Food: The abundance of food is systematically destroyed. Globally, an estimated 30% to 40% of all food produced is lost or wasted. This massive destruction is an economic necessity for the system; introducing this abundance into the market would lower prices, thereby hurting corporate profits. The abundance is literally left to rot to maintain the illusion of supply pressure and, thus, artificially control the ‘supply’ component of the market.

This system of unjustified scarcity relies on a corrupted order that no longer bothers to hide its motives: Corruption has become public spectacle; it no longer hides because it has been normalized. The mechanisms of policy lobbying and tax codes privileging capital over labor are performed in daylight as part of the collective ritual of denial. Even among the proletariat, cries of ‘No handouts!’ reveal how deeply the identification with the established hierarchy has been internalized. The system has fully integrated its corruption and openly dares us to do anything about it.

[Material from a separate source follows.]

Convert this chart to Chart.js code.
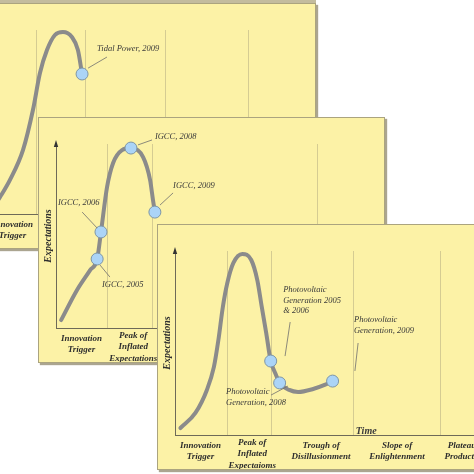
<!DOCTYPE html>
<html><head><meta charset="utf-8">
<script src="https://cdn.jsdelivr.net/npm/chart.js@4.4.1/dist/chart.umd.min.js"></script>
<style>
html,body{margin:0;padding:0;background:#fff;width:474px;height:474px;overflow:hidden;position:relative}
.panel{position:absolute;width:345px;height:244px;border:1px solid #aba47f;background:#fcf2a6;box-shadow:2px 2px 1px rgba(115,105,70,.6)}
.panel canvas{display:block}
#topstrip{position:absolute;left:0;top:0;width:316px;height:3px;background:#c3bc9e}
</style></head><body>
<div id="topstrip"></div>
<div class="panel" style="left:-31px;top:3px"><canvas id="c1" width="345" height="244"></canvas></div>
<div class="panel" style="left:38px;top:117px"><canvas id="c2" width="345" height="244"></canvas></div>
<div class="panel" style="left:157px;top:224px"><canvas id="c3" width="345" height="244"></canvas></div>
<script>
// ---- data (x: time 0-100, y: expectations 0-100) ----
const phaseCenters = [8.0, 24.2, 45.8, 69.6, 91.5];
const phaseNamesA = [["Innovation","Trigger"],["Peak of","Inflated","Expectations"],["Trough of","Disillusionment"],["Slope of","Enlightenment"],["Plateau of","Productivity"]];
const phaseNamesB = [["Innovation","Trigger"],["Peak of","Inflated","Expectaioms"],["Trough of","Disillusionment"],["Slope of","Enlightenment"],["Plateau of","Productivity"]];

// Panel 1: Tidal Power
const tidalBounds = [15.4, 31.0, 55.8, 82.1];
const tidalX = [1.9, 4.1, 7.2, 11.3, 14.4, 16.6, 18.8, 21.3, 23.8, 26.6, 28.5, 29.8];
const tidalY = [3.3, 9.2, 18.5, 34.8, 56.5, 76.6, 89.1, 97.3, 98.9, 96.2, 89.1, 76.1];
const tidalMarkX = [29.8];
const tidalMarkY = [76.1];

// Panel 2: IGCC
const igccBounds = [16.0, 30.1, 82.1];
const igccX = [1.6, 6.6, 10.7, 12.9, 14.1, 16.0, 17.9, 20.7, 23.5, 27.3, 29.5, 30.4, 31.0];
const igccY = [4.3, 20.7, 31.5, 37.5, 52.2, 76.6, 89.7, 96.7, 97.8, 92.9, 80.4, 69.6, 63.0];
const igccMarkX = [12.9, 14.1, 23.5, 31.0];
const igccMarkY = [37.5, 52.2, 97.8, 63.0];

// Panel 3: Photovoltaic Generation
const pvBounds = [16.6, 30.1, 56.1, 83.1];
const pvX = [1.7, 6.4, 10.0, 12.2, 13.6, 15.0, 16.4, 18.3, 21.1, 23.9, 25.8, 27.2, 28.6, 30.0, 31.4, 32.8, 35.8, 38.6, 43.3, 46.9, 49.4];
const pvY = [3.8, 12.0, 24.5, 37.0, 51.6, 69.6, 82.6, 93.5, 98.4, 95.1, 84.2, 69.6, 55.4, 40.2, 33.7, 28.3, 24.5, 23.4, 25.0, 27.2, 29.3];
const pvMarkX = [30.0, 32.8, 49.4];
const pvMarkY = [40.2, 28.3, 29.3];

// ---- annotation layout ----
const tidalNotes = [
  {lines:["Tidal Power, 2009"], at:[34.5,89.7], from:[31.7,79.3], to:[37.6,85.3]}
];
const igccNotes = [
  {lines:["IGCC, 2008"], at:[31.0,103.8], from:[25.7,99.5], to:[30.1,102.2]},
  {lines:["IGCC, 2009"], at:[36.7,77.2], from:[32.6,66.8], to:[36.7,73.4]},
  {lines:["IGCC, 2006"], at:[0.6,67.9], from:[8.2,63.0], to:[12.9,54.3]},
  {lines:["IGCC, 2005"], at:[14.4,23.4], from:[13.8,34.2], to:[16.9,27.7]}
];
const pvNotes = [
  {lines:["Photovoltaic","Generation 2005","& 2006"], at:[33.9,78.8], from:[34.5,42.9], to:[36.1,61.4]},
  {lines:["Photovoltaic","Generation, 2008"], at:[16.0,23.4], from:[30.1,21.7], to:[35.4,26.6]},
  {lines:["Photovoltaic","Generation, 2009"], at:[56.1,62.5], from:[56.4,34.8], to:[57.4,50.0]},
  {lines:["Time"], at:[56.7,1.8], bold:true}
];

const SERIF = '"Liberation Serif","DejaVu Serif",serif';

const hypePlugin = {
  id: 'hype',
  afterDatasetsDraw(chart, args, o) {
    const ctx = chart.ctx, xs = chart.scales.x, ys = chart.scales.y, a = chart.chartArea;
    ctx.save();
    // y-axis arrow head
    ctx.fillStyle = '#333';
    ctx.beginPath();
    ctx.moveTo(a.left, a.top - 4);
    ctx.lineTo(a.left - 2.2, a.top + 3);
    ctx.lineTo(a.left + 2.2, a.top + 3);
    ctx.closePath(); ctx.fill();
    // axis title
    ctx.save();
    ctx.translate(a.left - 8, (a.top + a.bottom) / 2);
    ctx.rotate(-Math.PI / 2);
    ctx.font = 'italic bold 10px ' + SERIF;
    ctx.fillStyle = '#2e2e2e';
    ctx.textAlign = 'center'; ctx.textBaseline = 'middle';
    ctx.fillText('Expectations', 0, 0);
    ctx.restore();
    // phase labels
    ctx.font = 'italic bold 9px ' + SERIF;
    ctx.fillStyle = '#2e2e2e';
    ctx.textAlign = 'center'; ctx.textBaseline = 'middle';
    o.phases.forEach((lines, i) => {
      const x = xs.getPixelForValue(phaseCenters[i]);
      const y0 = a.bottom + (lines.length === 3 ? 7.5 : 10.5);
      lines.forEach((t, k) => ctx.fillText(t, x, y0 + k * 11.5));
    });
    // notes
    o.notes.forEach(n => {
      if (n.from) {
        ctx.strokeStyle = '#6f6f6f'; ctx.lineWidth = 0.8;
        ctx.beginPath();
        ctx.moveTo(xs.getPixelForValue(n.from[0]), ys.getPixelForValue(n.from[1]));
        ctx.lineTo(xs.getPixelForValue(n.to[0]), ys.getPixelForValue(n.to[1]));
        ctx.stroke();
      }
      ctx.font = (n.bold ? 'italic bold 10px ' : 'italic 8.5px ') + SERIF;
      ctx.fillStyle = '#3a3a3a';
      ctx.textAlign = 'left'; ctx.textBaseline = 'middle';
      const x = xs.getPixelForValue(n.at[0]), y = ys.getPixelForValue(n.at[1]);
      n.lines.forEach((t, k) => ctx.fillText(t, x, y + k * 10.5));
    });
    ctx.restore();
  }
};

function makeChart(id, cx, cy, mx, my, bounds, notes, phases) {
  const curve = cx.map((x, i) => ({x, y: cy[i]}));
  const marks = mx.map((x, i) => ({x, y: my[i]}));
  return new Chart(document.getElementById(id), {
    type: 'line',
    data: {datasets: [
      {data: marks, showLine: false, order: 0, clip: false, pointRadius: 6, pointHoverRadius: 6,
       pointBackgroundColor: '#abd4f7', pointBorderColor: '#7d95a6', pointBorderWidth: 1},
      {data: curve, order: 1, clip: false, borderColor: '#8b8b8b', borderWidth: 4, pointRadius: 0,
       cubicInterpolationMode: 'monotone', borderCapStyle: 'round', borderJoinStyle: 'round', fill: false}
    ]},
    options: {
      responsive: false, animation: false, events: [],
      layout: {padding: {left: 17, top: 26, right: 9, bottom: 34}},
      plugins: {legend: {display: false}, tooltip: {enabled: false}, hype: {notes, phases}},
      scales: {
        x: {type: 'linear', min: 0, max: 100,
            afterBuildTicks: s => { s.ticks = bounds.map(v => ({value: v})); },
            ticks: {display: false},
            grid: {display: true, drawTicks: false, color: 'rgba(140,135,110,0.35)', lineWidth: 1},
            border: {display: true, color: '#6e6a58', width: 1}},
        y: {type: 'linear', min: 0, max: 100,
            ticks: {display: false},
            grid: {display: false, drawTicks: false},
            border: {display: true, color: '#6e6a58', width: 1}}
      }
    },
    plugins: [hypePlugin]
  });
}

makeChart('c1', tidalX, tidalY, tidalMarkX, tidalMarkY, tidalBounds, tidalNotes, phaseNamesA);
makeChart('c2', igccX, igccY, igccMarkX, igccMarkY, igccBounds, igccNotes, phaseNamesA);
makeChart('c3', pvX, pvY, pvMarkX, pvMarkY, pvBounds, pvNotes, phaseNamesB);
</script>
</body></html>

Yet what appears modern is, in truth, archaic.

A Collective Regression

We’re experiencing a new version of Feudalism; no matter what we call it, it is the same old game. This phenomenon can be understood using the Jungian concept of Regression—except on a collective scale. I’d posit that this is Collective Regression to something akin to Feudalism.

The tragic historical cycle we’ve observed in the Roman Republic and Pre-Revolutionary France—where extreme wealth concentration preceded collapse—was rooted in the unconscious impulse to hoard. Our modern system has simply exchanged the latifundia and the King’s Land for controlling access to the means of livelihood.

I assert that our society has regressed to a state of Feudal Psychology. In Feudalism, the elite owned the Land and the masses were dependent; not quite free but not exactly slaves. In our society, the elites control the systems and the masses are locked into a state of serfdom enforced by debt, rent/mortgages, work-dependent health insurance, and unjustified lack.

This system is an ancient configuration of dominance and submission dressed in modern costume. It is a massive block to Individuation, the process of becoming a unified, whole person, because it forces the vast majority to dedicate their entire lives to surviving the unconscious scarcity enforced by the apparatus of the extractive system.

Conclusion: Confronting the Lie

We are not poor; we are not lacking abundance; the planet is not running out of resources.

The fundamental shift, therefore, is recognizing the difference between physical resource limits and socially and politically enforced scarcity—the central mechanism of our extractive systems.

The dam holding back the flow of human and natural abundance is not made of steel or concrete, but of fear, delusion, and an archaic power complex. Our only path to collective flourishing is to bypass the band-aid fixes and confront the Collective Shadow of the system directly. We must affirm the reality it passionately denies: We have enough for all.

May we find the courage to confront the lie and reclaim the abundance that is already ours.